On me reprochera sans doute d’aller trop loin, de vouloir trop analyser ce qui n’est rien d’autre que du chambrage et qu’il n’y a pas d’intention malveillante dans ces propos. Peut-être. Mais je constate tout de même que malgré une première polémique il y a un peu plus d’un an sur ce même sujet, aucun effort n’a été fait pour ne serait-ce qu’envisager que ces propos puissent être choquants. Ce serait donc à ceux qui se sentent offensés de se débrouiller avec leurs émotions. Les supporters, eux, n’ont pas de temps à perdre avec ces chichis, ils ont de l’insulte à débiter. Et c’est précisément cette attitude qui me dérange aujourd’hui. Aucun effort n’a été fait. L’outrance est volontaire et ceux qui ne sont pas d’accord sont priés de se taire. Si le CUP avait voulu saboter sa réputation, il ne s’y serait pas pris autrement. Pire, en se comportant de la sorte, il donne la possibilité aux activistes de tout poil de se faire de la pub sur son dos. Entre certains pourfendeurs de l’homophobie qui ne réagissent que lorsque l’exposition médiatique est suffisante ou des féministes de fortune qui se désintéressent de la question sitôt le buzz retombé, tout le monde se régale à décrire les ultras comme des dégénérés infréquentables. Je sais que c’est on ne peut plus éloigné de la réalité, mais tout le monde ne fera pas l’effort de vérifier. Pourtant, avec de tels agissements, qui sont en plus assumés et revendiqués, le CUP tend le bâton pour se faire battre. Et sa crédibilité lorsqu’il dénonce, à juste titre, les mesures liberticides prises à l’encontre des ultras fond comme neige au soleil. Au passage, ces propos font aussi du tort à des associations qui tentent d’instaurer un dialogue avec les clubs et les supporters pour lutter contre l’homophobie, le sexisme et le racisme, pour faire réellement avancer les choses.

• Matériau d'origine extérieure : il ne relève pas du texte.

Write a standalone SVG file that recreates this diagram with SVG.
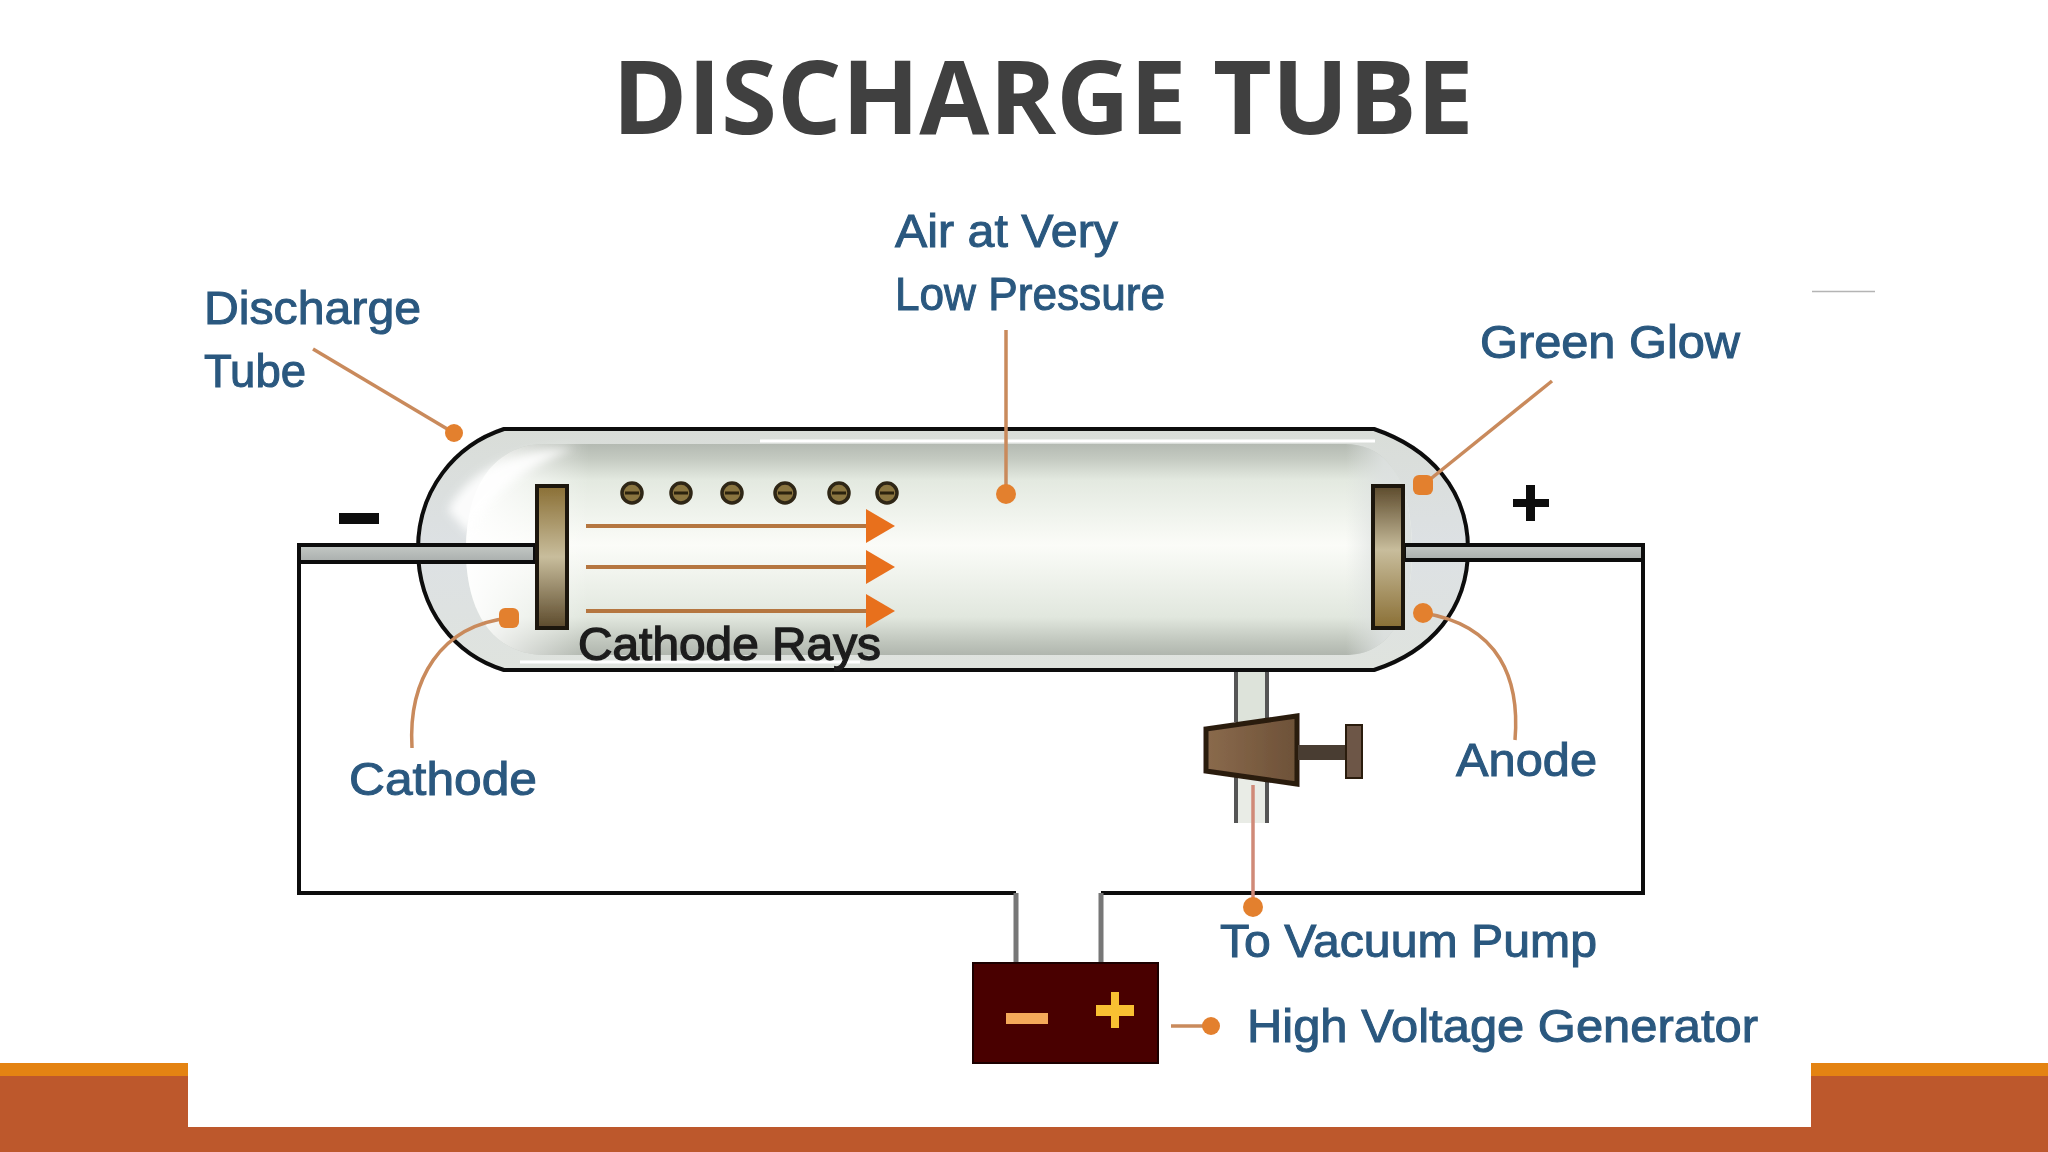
<svg xmlns="http://www.w3.org/2000/svg" width="2048" height="1152" viewBox="0 0 2048 1152">
<defs>
<filter id="soft" x="-2%" y="-2%" width="104%" height="104%"><feGaussianBlur stdDeviation="0.7"/></filter>
<filter id="softer" x="-20%" y="-20%" width="140%" height="140%"><feGaussianBlur stdDeviation="5"/></filter>
<linearGradient id="glass" x1="0" y1="0" x2="0" y2="1"><stop offset="0" stop-color="#d9ddd8"/><stop offset="0.5" stop-color="#dde1e4"/><stop offset="1" stop-color="#dfe3de"/></linearGradient>
<linearGradient id="inner" x1="0" y1="0" x2="0" y2="1"><stop offset="0" stop-color="#b4bab2"/><stop offset="0.07" stop-color="#c4cac1"/><stop offset="0.17" stop-color="#e3e9e0"/><stop offset="0.48" stop-color="#fbfcf8"/><stop offset="0.82" stop-color="#e1e7de"/><stop offset="0.94" stop-color="#bfc5bc"/><stop offset="1" stop-color="#b0b6ae"/></linearGradient>
<linearGradient id="side" x1="0" y1="0" x2="1" y2="0"><stop offset="0" stop-color="#fff" stop-opacity="0.95"/><stop offset="0.13" stop-color="#fff" stop-opacity="0"/><stop offset="0.93" stop-color="#dde1e0" stop-opacity="0"/><stop offset="0.97" stop-color="#dde1e0" stop-opacity="0.9"/><stop offset="1" stop-color="#dde1e0"/></linearGradient>
<linearGradient id="plateL" x1="0" y1="0" x2="0" y2="1"><stop offset="0" stop-color="#8a6f35"/><stop offset="0.5" stop-color="#c8bd9c"/><stop offset="1" stop-color="#5c4a2c"/></linearGradient>
<linearGradient id="plateR" x1="0" y1="0" x2="0" y2="1"><stop offset="0" stop-color="#5c4a2c"/><stop offset="0.45" stop-color="#c8bd9c"/><stop offset="1" stop-color="#8a6f35"/></linearGradient>
<linearGradient id="wire" x1="0" y1="0" x2="0" y2="1"><stop offset="0" stop-color="#c4c9c6"/><stop offset="1" stop-color="#a9aeac"/></linearGradient>
<linearGradient id="cock" x1="0" y1="0" x2="1" y2="0"><stop offset="0" stop-color="#8a6a4c"/><stop offset="1" stop-color="#6d5138"/></linearGradient>
<marker id="ray" markerUnits="userSpaceOnUse" markerWidth="30" markerHeight="34" refX="0" refY="17" orient="auto"><path d="M0 0L29 17L0 34Z" fill="#e8701f"/></marker>
</defs>
<style>
.lbl{font-family:"Liberation Sans",Arial,sans-serif;font-size:46px;fill:#2a587f;stroke:#2a587f;stroke-width:1}
.blk{font-family:"Liberation Sans",Arial,sans-serif;font-size:46px;fill:#1f1f1f;stroke:#1f1f1f;stroke-width:1.4}
.ptr{fill:none;stroke:#c98a5c;stroke-width:3.5}
.dot{fill:#e3802f}
.ln{fill:none;stroke:#0a0a0a;stroke-width:4}
.ray{fill:none;stroke:#b5763f;stroke-width:4;marker-end:url(#ray)}
.e{fill:#8a7440;stroke:#2f2614;stroke-width:3.5}
</style>
<rect width="2048" height="1152" fill="#fff"/>
<rect x="0" y="1063" width="2048" height="13" fill="#e48312"/>
<rect x="0" y="1076" width="2048" height="76" fill="#bd582c"/>
<rect x="188" y="1040" width="1623" height="87" fill="#fff"/>
<line x1="1812" y1="291.500" x2="1875" y2="291.500" stroke="#b4b4b4" stroke-width="1.500"/>
<text x="1043" y="134" text-anchor="middle" font-family="'Open Sans',sans-serif" font-weight="700" font-size="101.500" fill="#404040">DISCHARGE TUBE</text>
<g filter="url(#soft)">
<g id="connectors">
<path class="ln" d="M299 563V893H1016M1643 560V893H1101"/>
<path d="M1016 893V962M1101 893V962" fill="none" stroke="#777" stroke-width="5"/>
</g>
<g id="tube">
<path d="M504 429H1374C1430 448 1468 490 1468 549C1468 610 1430 652 1374 670H504C455 655 418 610 418 549C418 490 455 445 504 429Z" fill="url(#glass)" stroke="#0a0a0a" stroke-width="4"/>
<path d="M1375 441H760" stroke="#fff" stroke-width="3"/>
<path d="M520 662H860" stroke="#fff" stroke-width="3"/>
<path d="M545 444H1345C1390 444 1412 485 1412 550C1412 615 1390 655 1345 655H545C495 655 466 615 466 550C466 485 495 444 545 444Z" fill="url(#inner)"/>
<path d="M545 444H1345C1390 444 1412 485 1412 550C1412 615 1390 655 1345 655H545C495 655 466 615 466 550C466 485 495 444 545 444Z" fill="url(#side)"/>
<path d="M448 510C470 468 515 450 575 448C530 466 490 490 470 535Z" fill="#fff" opacity="0.9" filter="url(#softer)"/>
<rect x="299" y="545" width="236" height="17" fill="url(#wire)" stroke="#0a0a0a" stroke-width="4"/>
<rect x="537" y="486" width="30" height="142" fill="url(#plateL)" stroke="#1c1408" stroke-width="4"/>
<rect x="1404" y="545" width="239" height="15" fill="url(#wire)" stroke="#0a0a0a" stroke-width="4"/>
<rect x="1373" y="486" width="30" height="142" fill="url(#plateR)" stroke="#1c1408" stroke-width="4"/>
</g>
<g id="electrons">
<circle class="e" cx="632" cy="493" r="10"/><circle class="e" cx="681" cy="493" r="10"/><circle class="e" cx="732" cy="493" r="10"/><circle class="e" cx="785" cy="493" r="10"/><circle class="e" cx="839" cy="493" r="10"/><circle class="e" cx="887" cy="493" r="10"/>
<path d="M625 493h14M674 493h14M725 493h14M778 493h14M832 493h14M880 493h14" stroke="#2a2010" stroke-width="3"/>
</g>
<g id="rays">
<path class="ray" d="M586 526H866"/><path class="ray" d="M586 567H866"/><path class="ray" d="M586 611H866"/>
<text class="blk" x="578" y="660" textLength="303" lengthAdjust="spacingAndGlyphs">Cathode Rays</text>
</g>
<g id="stopcock">
<path d="M1236 672V722H1267V672Z" fill="#dde3da"/>
<path d="M1238 775H1265V823H1238Z" fill="#e9ece6"/>
<path d="M1236 672V722M1267 672V722M1236 775V823M1267 775V823" fill="none" stroke="#555" stroke-width="4"/>
<path d="M1206 729L1297 716V784L1206 771Z" fill="url(#cock)" stroke="#2a1c10" stroke-width="5"/>
<rect x="1298" y="745" width="48" height="15" fill="#4a3d30"/>
<rect x="1346" y="725" width="16" height="53" fill="#6d5647" stroke="#2a1c10" stroke-width="2"/>
</g>
<g id="pointers">
<path class="ptr" d="M313 349L454 433"/><circle class="dot" cx="454" cy="433" r="9"/>
<path class="ptr" d="M1006 330V494"/><circle class="dot" cx="1006" cy="494" r="10"/>
<path class="ptr" d="M1552 381L1423 485"/><rect class="dot" x="1413" y="475" width="20" height="20" rx="6"/>
<path class="ptr" d="M412 748C408 680 440 625 510 618"/><rect class="dot" x="499" y="608" width="20" height="20" rx="6"/>
<path class="ptr" d="M1515 740C1520 680 1500 625 1423 613"/><circle class="dot" cx="1423" cy="613" r="10"/>
<path d="M1253 785V907" fill="none" stroke="#d08a78" stroke-width="3.500"/><circle class="dot" cx="1253" cy="907" r="10"/>
<path class="ptr" d="M1171 1026H1213"/><circle class="dot" cx="1211" cy="1026" r="9"/>
</g>
<g id="battery">
<rect x="973" y="963" width="185" height="100" fill="#4a0404" stroke="#1a0505" stroke-width="2"/>
<rect x="1006" y="1013" width="42" height="11" fill="#f4a95a"/>
<path d="M1111 992h8v13h15v11h-15v12h-8v-12h-15v-11h15z" fill="#f8c030"/>
</g>
<g id="signs">
<rect x="339" y="513" width="40" height="11" fill="#0a0a0a"/>
<path d="M1526 485h9v14h14v8h-14v14h-9v-14h-13v-8h13z" fill="#0a0a0a"/>
</g>
<g id="labels">
<text class="lbl" x="204" y="324" textLength="217" lengthAdjust="spacingAndGlyphs">Discharge</text>
<text class="lbl" x="204" y="387" textLength="102" lengthAdjust="spacingAndGlyphs">Tube</text>
<text class="lbl" x="895" y="247" textLength="223" lengthAdjust="spacingAndGlyphs">Air at Very</text>
<text class="lbl" x="895" y="310" textLength="270" lengthAdjust="spacingAndGlyphs">Low Pressure</text>
<text class="lbl" x="1480" y="358" textLength="260" lengthAdjust="spacingAndGlyphs">Green Glow</text>
<text class="lbl" x="349" y="795" textLength="188" lengthAdjust="spacingAndGlyphs">Cathode</text>
<text class="lbl" x="1456" y="776" textLength="141" lengthAdjust="spacingAndGlyphs">Anode</text>
<text class="lbl" x="1220" y="957" textLength="377" lengthAdjust="spacingAndGlyphs">To Vacuum Pump</text>
<text class="lbl" x="1247" y="1042" textLength="511" lengthAdjust="spacingAndGlyphs">High Voltage Generator</text>
</g>
</g>
</svg>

La défiance, la provocation et un certain sens de la rébellion font partie de la mentalité ultra. Je n’attends surtout pas d’eux qu’ils deviennent des spectateurs calmes et policés. Mais cela n’empêche pas d’évoluer. Arrêter d’employer ce vocabulaire ordurier et insultant ne fera pas d’eux des petits êtres fragiles. La virilité à laquelle ils semblent tenir par dessus tout n’est pas incompatible avec un peu de discernement. Et malheureusement si de nouvelles manifestations de ce genre (banderoles ou chants insultants) devaient se produire, il serait de plus en plus difficile d’en nier le caractère homophobe et sexiste. Alors plutôt que de se perdre dans des dénégations qui n’effaceront de toute façon pas ce qui a été dit, pourquoi ne pas mettre cette énergie dans la réalisation de banderoles moins ordurières ? Il n’y a pas si longtemps, le chambrage du rival historique se faisait avec beaucoup plus d’humour, de finesse et d’efficacité. Le meilleur exemple étant le célèbre « Droit au bus ». Quand on veut représenter la Ville Lumière, il est préférable de ne se vautrer ni dans la boue, ni dans les égouts. Laissons cela à qui vous savez.